Malone hired a lawyer, who appealed his reprimand. The appeal failed. So far, Malone said, Fraser has not received a reprimand. 

“It’s all kind of in limbo right now,” he said. “I don’t know what’s going to happen next.”

Reprimanding Fraser for doing a bang-up job of researching and breaking an important news story on campus is counter-intuitive, Malone said. Fraser is an exceptional student, he said. Her family is from Guyana, and she was the first born in the United States. Fraser spent this summer working as an intern at CBS News in New York City. She and other interns worked on a story that aired on CBSN, the network’s streaming video channel. Fraser received face time as an interviewer.
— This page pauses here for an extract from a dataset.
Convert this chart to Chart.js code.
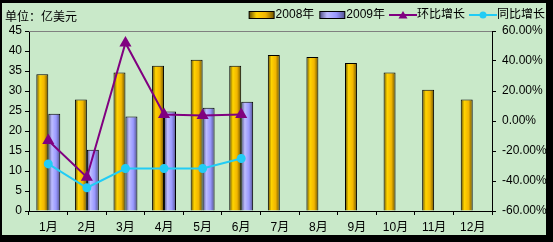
<!DOCTYPE html>
<html>
<head>
<meta charset="utf-8">
<script src="https://cdn.jsdelivr.net/npm/chart.js@4/dist/chart.umd.min.js"></script>
<style>
  body { margin: 0; background: #000; width: 553px; height: 242px; overflow: hidden; }
  #wrap { position: absolute; left: 2px; top: 3px; width: 544px; height: 232px; background: #C9E9C9; }
  #unit { position: absolute; left: 3px; top: 4px; font: 12px "Liberation Sans", "Noto Sans CJK SC", sans-serif; color: #000; }
</style>
</head>
<body>
<div id="wrap">
  <canvas id="chart1"></canvas>
  <div id="unit">单位：亿美元</div>
</div>
<script>
var months = ['1月', '2月', '3月', '4月', '5月', '6月', '7月', '8月', '9月', '10月', '11月', '12月'];
var exports2008 = [34.2, 27.9, 34.6, 36.3, 37.8, 36.3, 39.0, 38.5, 37.0, 34.6, 30.3, 27.9];
var exports2009 = [24.3, 15.3, 23.6, 24.9, 25.8, 27.3];
var momGrowth = [-13.0, -37.5, 52.0, 4.3, 3.7, 4.3];
var yoyGrowth = [-28.6, -44.5, -31.7, -31.7, -31.7, -25.0];
var leftRange = [0, 45, 5];
var rightRange = [-60, 60, 20];

var font = '"Liberation Sans", "Noto Sans CJK SC", sans-serif';
var colors = {
    gold: ['#5C4800', '#FFD400', '#F2B600', '#6A5200'],
    lavender: ['#4A4A80', '#BDBDFF', '#9999FF', '#50508C'],
    purple: '#800080',
    cyan: '#22CCF5'
};

function barGradient(ctx, x0, x1, stops) {
    var g = ctx.createLinearGradient(x0, 0, x1, 0);
    g.addColorStop(0, stops[0]);
    g.addColorStop(0.3, stops[1]);
    g.addColorStop(0.65, stops[2]);
    g.addColorStop(1, stops[3]);
    return g;
}

// little pictures for the legend (drawn in the right part of a 37px wide image)
function legendBar(stops) {
    var c = document.createElement('canvas');
    c.width = 37; c.height = 8;
    var x = c.getContext('2d');
    x.fillStyle = barGradient(x, 10, 36, stops);
    x.fillRect(10, 0, 26, 8);
    x.strokeStyle = '#000';
    x.strokeRect(10.5, 0.5, 25, 7);
    return c;
}
function legendLine(color, marker) {
    var c = document.createElement('canvas');
    c.width = 37; c.height = 10;
    var x = c.getContext('2d');
    x.strokeStyle = color;
    x.lineWidth = 2;
    x.beginPath(); x.moveTo(9, 5); x.lineTo(37, 5); x.stroke();
    x.fillStyle = color;
    x.beginPath();
    if (marker === 'triangle') {
        x.moveTo(23, 1); x.lineTo(27.5, 8.5); x.lineTo(18.5, 8.5);
    } else {
        x.arc(23, 5, 3.5, 0, Math.PI * 2);
    }
    x.fill();
    return c;
}

var shading = {
    id: 'shading',
    beforeDatasetDraw: function(chart, args) {
        var meta = args.meta;
        if (meta.type !== 'bar') return;
        var stops = meta.index === 0 ? colors.gold : colors.lavender;
        meta.data.forEach(function(el) {
            var p = el.getProps(['x', 'width'], true);
            var g = barGradient(chart.ctx, p.x - p.width / 2, p.x + p.width / 2, stops);
            el.options = Object.assign({}, el.options, {backgroundColor: g});
        });
    },
    afterDraw: function(chart) {
        var a = chart.chartArea, c = chart.ctx;
        c.save();
        c.strokeStyle = '#808080';
        c.lineWidth = 1;
        c.beginPath();
        c.moveTo(a.left, a.top + 0.5);
        c.lineTo(a.right, a.top + 0.5);
        c.stroke();
        c.restore();
    }
};

var legendPics = [legendBar(colors.gold), legendBar(colors.lavender),
                  legendLine(colors.purple, 'triangle'), legendLine(colors.cyan, 'circle')];

var ctx1 = document.getElementById('chart1');
var chart1 = new Chart(ctx1.getContext('2d'), {
    type: 'bar',
    data: {
        labels: months,
        datasets: [{
            label: '2008年',
            data: exports2008,
            backgroundColor: colors.gold[2],
            borderColor: '#000',
            borderWidth: 1,
            yAxisID: 'y',
            order: 1
            },
            {
            label: '2009年',
            data: exports2009,
            backgroundColor: colors.lavender[2],
            borderColor: '#000',
            borderWidth: 1,
            yAxisID: 'y',
            order: 1
            },
            {
            type: 'line',
            label: '环比增长',
            data: momGrowth,
            borderColor: colors.purple,
            backgroundColor: colors.purple,
            borderWidth: 2,
            pointStyle: 'triangle',
            pointRadius: 5,
            fill: false,
            yAxisID: 'y1',
            order: 0
            },
            {
            type: 'line',
            label: '同比增长',
            data: yoyGrowth,
            borderColor: colors.cyan,
            backgroundColor: colors.cyan,
            borderWidth: 2,
            pointStyle: 'circle',
            pointRadius: 3.5,
            fill: false,
            yAxisID: 'y1',
            order: 0
            }]
    },
    options: {
        responsive: true,
        maintainAspectRatio: false,
        animation: false,
        layout: { padding: { top: 5, right: 0, left: 0, bottom: 0 } },
        datasets: { bar: { barPercentage: 1.0, categoryPercentage: 0.62 } },
        plugins: {
            tooltip: { enabled: false },
            legend: {
                position: 'top',
                align: 'end',
                labels: {
                    usePointStyle: true,
                    pointStyleWidth: 25,
                    boxHeight: 10,
                    padding: 1,
                    color: '#000',
                    font: { family: font, size: 12 },
                    generateLabels: function(chart) {
                        return chart.data.datasets.map(function(ds, i) {
                            return { text: ds.label, pointStyle: legendPics[i], datasetIndex: i,
                                     fontColor: '#000', lineWidth: 0, strokeStyle: 'transparent', fillStyle: 'transparent' };
                        });
                    }
                }
            }
        },
        scales: {
            x: {
                grid: { drawOnChartArea: false, color: '#000', tickLength: 4, offset: true },
                border: { color: '#000' },
                ticks: { color: '#000', font: { family: font, size: 12 }, maxRotation: 0, padding: 5 },
                afterFit: function(s) { s.height = 24; }
            },
            y: {
                position: 'left',
                min: leftRange[0], max: leftRange[1],
                ticks: { stepSize: leftRange[2], color: '#000', font: { family: font, size: 12 }, padding: 3 },
                grid: { drawOnChartArea: false, color: '#000', tickLength: 4 },
                border: { color: '#000' },
                afterFit: function(s) { s.width = 27; }
            },
            y1: {
                position: 'right',
                min: rightRange[0], max: rightRange[1],
                ticks: {
                    stepSize: rightRange[2], color: '#000', font: { family: font, size: 12 }, padding: 6,
                    callback: function(v) { return v.toFixed(2) + '%'; }
                },
                grid: { drawOnChartArea: false, color: '#000', tickLength: 4 },
                border: { color: '#000' },
                afterFit: function(s) { s.width = 54; }
            }
        }
    },
    plugins: [shading]
});
</script>
</body>
</html>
Malone described Fraser as “extremely talented” and poised for a successful career.

“I’ll be surprised one day if you don’t turn on your television or whatever replaces the television and see [Fraser] reading the evening news,” Malone said.

Tarleton is nestled amid rolling ranchland near Stephenville and emphasizes agricultural studies. Still, it’s more than a cow college, with celebrated alumni, including musician Ryan Bingham, actor George Kennedy, and former Fort Worth mayor and Texas senator Mike Moncrief.

This latest dust-up with school officials isn’t Malone’s first rodeo. Eight years ago, I described how Malone rankled school leaders after urging students to submit public information requests for stories that exposed on-campus problems such as unreported crimes (“Aggie Secrets,” Dec. 8, 2010). 

The Pulitzer Prize that Malone earned in 1992 is a part of his background that Tarleton officials bragged about when hiring him. Malone and Dallas Morning News co-writer Lorraine Adams earned the award for stories that involved filing numerous open records requests.

Last month, the local chapter of the Society of Professional Journalists issued a statement of support for Malone and Fraser. “Student journalists frequently break stories on topics such as sexual harassment and assault on and around college campuses,” wrote SPJ official and former Weekly editor Gayle Reaves. “Frequently, the alleged victims request that their names not be released. This creates a conflict between college policies created to carry out Title IX of the federal Civil Rights Act and Texas’ journalist shield law — and possibly between college policies and the press freedoms guaranteed by the First Amendment.”